A new study shows that many OB-GYNs are uncomfortable counseling their patients on fertility.
This is surprising at a time when more women are delaying pregnancy and needing their doctors to educate them.
"We found that most OB-GYNs don't bring up fertility with every patient, often because they believe the patient would bring it up if she wanted to discuss it," said Rashmi Kudesia, M.D., reproductive endocrinology and infertility specialist at Houston Methodist and CCRM Houston and lead author on the study, published in the Journal of Reproductive Medicine.
"It's a missed opportunity when OB-GYNs don't start the conversation because many women are routinely exposed to conflicting information about fertility, leading many to believe that they'll have no issues conceiving and delivering."

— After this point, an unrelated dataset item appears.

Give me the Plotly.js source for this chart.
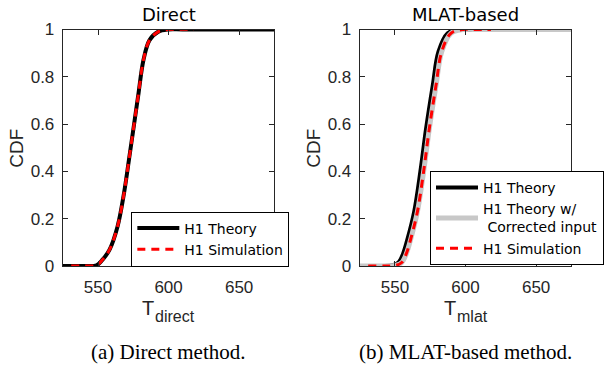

According to Science Daily, 82% of OB-GYNs surveyed believe women receive mixed messages about their optimal fertility window, and 68% said women seem to believe they can indefinitely postpone making childbearing plans.
"It isn't unusual for women to believe that assisted reproductive technologies like IVF are their safety net because they hear so many success stories," Kudesia said. "The reality is that IVF only has a 5% success rate for women in their mid-40s."

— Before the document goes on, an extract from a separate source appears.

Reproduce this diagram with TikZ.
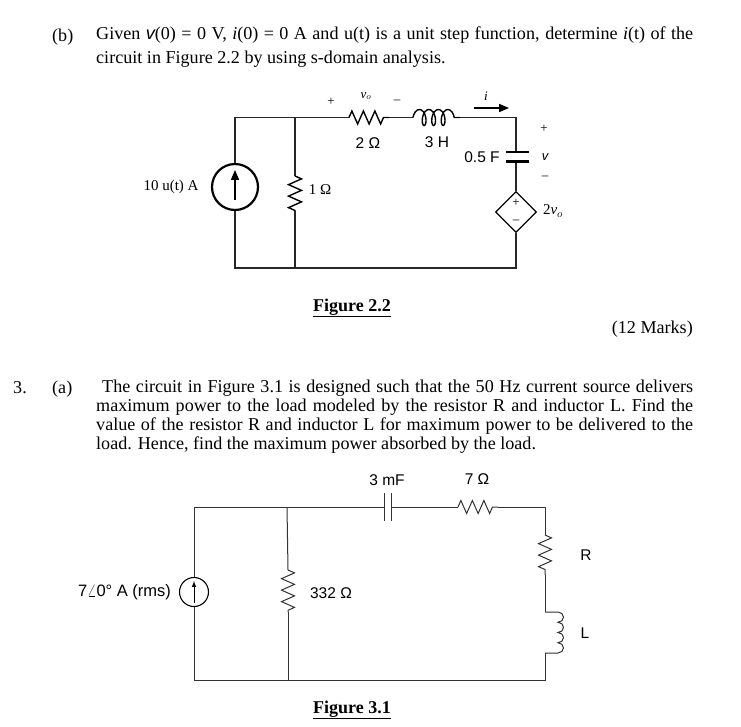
\documentclass[tikz,border=0pt]{standalone}
\usepackage{fontspec}
\setmainfont{Liberation Serif}
\newfontfamily\arialfont{Liberation Sans}
\usetikzlibrary{positioning,arrows,shapes,decorations.pathmorphing}
\tikzstyle{para}=[anchor=north west, inner sep=0pt, align=justify, font=\fontsize{18.1}{18.9}\selectfont]
\tikzstyle{plain}=[inner sep=0pt, font=\fontsize{15}{18}\selectfont]
\tikzstyle{bodytxt}=[inner sep=0pt, font=\fontsize{18.1}{18}\selectfont]
\tikzstyle{sans}=[inner sep=0pt, font=\arialfont\fontsize{15.5}{16}\selectfont]
\tikzstyle{small}=[inner sep=0pt, font=\fontsize{13}{14}\selectfont]
\tikzstyle{capt}=[inner sep=0pt, font=\bfseries\fontsize{18}{20}\selectfont]
\tikzstyle{wire}=[-, line width=1.9pt, black!85!white]
\tikzstyle{thin wire}=[-, line width=1pt, black!80!white]
\tikzstyle{res}=[decorate, decoration={zigzag, segment length=11.5pt, amplitude=6.5pt}]
\tikzstyle{ind}=[decorate, decoration={coil, segment length=9.5pt, amplitude=8pt, aspect=0.5}]
\tikzstyle{source}=[circle, draw, inner sep=0pt]
\tikzstyle{dep}=[diamond, draw, line width=1.2pt, minimum width=41pt, minimum height=41pt, inner sep=0pt]
\newcommand{\sansv}{{\arialfont\itshape v}}

\begin{document}
\begin{tikzpicture}[x=1pt, y=-1pt]
\useasboundingbox (0,0) rectangle (741,726);

%  TEXT
\node (blabel) [bodytxt, anchor=base west] at (52,41) {(b)};
\node (btext) [para, text width=597pt, font=\fontsize{18.1}{24}\selectfont] at (96,27) {Given \sansv(0) = 0 V, \textit{i}(0) = 0 A and u(t) is a unit step function, determine \textit{i}(t) of the\linebreak circuit in Figure 2.2 by using s-domain analysis.};
\node (marks) [bodytxt, anchor=east] at (693,329) {(12 Marks)};
\node (qnum) [bodytxt, anchor=base west] at (13,393) {3.};
\node (alabel) [bodytxt, anchor=base west] at (52,393) {(a)};
\node (atext) [para, text width=597pt] at (96,380) {\hspace*{6pt}The circuit in Figure 3.1 is designed such that the 50 Hz current source delivers\linebreak maximum power to the load modeled by the resistor R and inductor L. Find the\linebreak value of the resistor R and inductor L for maximum power to be delivered to the\linebreak load. Hence, find the maximum power absorbed by the load.};

%  FIGURE 2.2
\coordinate (tl) at (235,117.5);
\coordinate (tm) at (295,117.5);
\coordinate (tr) at (516,117.5);
\coordinate (bl) at (235,268);
\coordinate (bm) at (295,268);
\coordinate (br) at (516,268);
\node (isrc) [source, line width=2.2pt, minimum size=46pt] at (235,187) {};
\coordinate (arrb) at (235,200);
\coordinate (arrt) at (235,170);
\coordinate (ronea) at (295,176);
\coordinate (roneb) at (295,211);
\coordinate (rtwoa) at (349,117.5);
\coordinate (rtwob) at (389,117.5);
\coordinate (ia) at (413,117.5);
\coordinate (ib) at (460,117.5);
\coordinate (capa) at (516,152);
\coordinate (capb) at (516,161.5);
\coordinate (pla) at (506,152);
\coordinate (plb) at (529,152);
\coordinate (plc) at (506,161.5);
\coordinate (pld) at (529,161.5);
\node (vsrc) [dep] at (516,212) {};
\node (vplus) [small] at (516,203) {+};
\node (vminus) [small] at (516,221.5) {--};
\coordinate (cura) at (474,108);
\coordinate (curb) at (509,108);

\draw[wire] (rtwob) -- (ia);
\draw[wire] (ib) -- (tr) -- (capa);
\draw[wire] (rtwoa) -- (tl) -- (isrc.north);
\draw[wire] (isrc.south) -- (bl) -- (br) -- (vsrc.south);
\draw[wire] (tm) -- (ronea);
\draw[wire] (roneb) -- (bm);
\draw[wire] (capb) -- (vsrc.north);
\draw[line width=1.4pt, res] (ronea) -- (roneb);
\draw[line width=1.4pt, res] (rtwoa) -- (rtwob);
\draw[line width=1.4pt, ind] (ia) -- (ib);
\draw[line width=2.6pt] (pla) -- (plb);
\draw[line width=2.6pt] (plc) -- (pld);
\draw[-triangle 45, line width=1.3pt] (arrb) -- (arrt);
\draw[-triangle 45, line width=1.3pt] (cura) -- (curb);

\node (srclab) [plain] at (171,187) {10 u(t) A};
\node (ronelab) [plain] at (320,190) {1 Ω};
\node (rtwolab) [sans] at (368,143) {2 Ω};
\node (ilab) [sans] at (437,142) {3 H};
\node (clab) [sans] at (482,157) {0.5 F};
\node (vop) [small] at (331,102) {+};
\node (volab) [small, font=\itshape\fontsize{13}{14}\selectfont] at (366,96) {v$_o$};
\node (vom) [small] at (397,102) {--};
\node (curlab) [small, font=\itshape\fontsize{13}{14}\selectfont] at (486,96) {i};
\node (vp) [small] at (544,129) {+};
\node (vlab) [small, font=\itshape\arialfont\fontsize{13}{14}\selectfont] at (545,157) {v};
\node (vm) [small] at (545,178) {--};
\node (deplab) [plain] at (553,211) {2\textit{v$_o$}};
\node (figa) [capt] at (352,308) {\underline{Figure 2.2}};

%  FIGURE 3.1
\coordinate (stl) at (194,507);
\coordinate (stm) at (287,507);
\coordinate (str) at (545,507);
\coordinate (sbl) at (194,680);
\coordinate (sbm) at (288,680);
\coordinate (sbr) at (545,680);
\node (asrc) [source, line width=1.1pt, minimum size=29pt] at (194,592) {};
\coordinate (sarrb) at (194,603);
\coordinate (sarrt) at (194,581);
\coordinate (shunta) at (288,570);
\coordinate (shuntb) at (288,612);
\coordinate (cl) at (384,507);
\coordinate (cr) at (391,507);
\coordinate (cla) at (384,493);
\coordinate (clb) at (384,521);
\coordinate (cra) at (391,493);
\coordinate (crb) at (391,521);
\coordinate (rsa) at (458,507);
\coordinate (rsb) at (498,507);
\coordinate (ra) at (545,535);
\coordinate (rb) at (545,575);
\coordinate (la) at (545,612);
\coordinate (lb) at (545,653);
\coordinate (huma) at (558,612);

\draw[thin wire] (asrc.north) -- (stl) -- (cl);
\draw[thin wire] (cr) -- (rsa);
\draw[thin wire] (rsb) -- (str) -- (ra);
\draw[thin wire] (rb) -- (la);
\draw[thin wire] (lb) -- (sbr) -- (sbl) -- (asrc.south);
\draw[thin wire] (stm) -- (shunta);
\draw[thin wire] (shuntb) -- (sbm);
\draw[thin wire] (cla) -- (clb);
\draw[thin wire] (cra) -- (crb);
\draw[thin wire, res] (shunta) -- (shuntb);
\draw[thin wire, res] (rsa) -- (rsb);
\draw[thin wire, res] (ra) -- (rb);
\draw[thin wire] (la) -- (huma) \foreach \n in {1,...,4} { arc[start angle=-90, end angle=90, x radius=5.5, y radius=5.125] } -- (lb);
\draw[-latex, line width=1pt] (sarrb) -- (sarrt);

\node (alab) [sans, font=\arialfont\fontsize{16.5}{16}\selectfont] at (124.5,592) {7$\angle$0\textdegree\ A (rms)};
\node (shuntlab) [sans] at (331,593) {332 Ω};
\node (clabb) [sans] at (387,480) {3 mF};
\node (rslab) [sans] at (477,479) {7 Ω};
\node (rlab) [sans] at (586,555) {R};
\node (llab) [sans] at (585,633) {L};
\node (figb) [capt] at (352,710) {\underline{Figure 3.1}};

\end{tikzpicture}
\end{document}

The team found that OB-GYNs were more likely to provide fertility counseling to married women between the ages of 27-40. For all age groups, single and lesbian women were less likely to receive fertility counseling than married women. The 117 physicians who participated provided more counseling on contraception than fertility in nearly all age and relationship status groups.
"The results tell me that regardless of current relationship status or future plans for pregnancy, women need to bring up fertility at their next well-woman exam or ask for a referral to a fertility specialist," Kudesia said. "Women who want to wait several years and even those who think they don't want kids at all should still talk to their doctor about fertility so that they can make an informed decision about what is best for them."
According to the American Society for Reproductive Medicine, fertility changes with age and following puberty, both males and females become fertile in their teenage years. For girls, the beginning of their reproductive years is marked by the onset of ovulation and menstruation. Generally, reproductive potential decreases as women get older, and fertility can be expected to end 5 to 10 years before menopause.
Today, age-related infertility is becoming more common as more women wait until their 30s to begin their families. Even though women today are healthier and taking better care of themselves, this does not offset the natural age-related decline in fertility. Fertility declines as a woman ages due to the normal age-related decrease in the number of eggs that remain in her ovaries. This decline may take place much sooner than most women expect.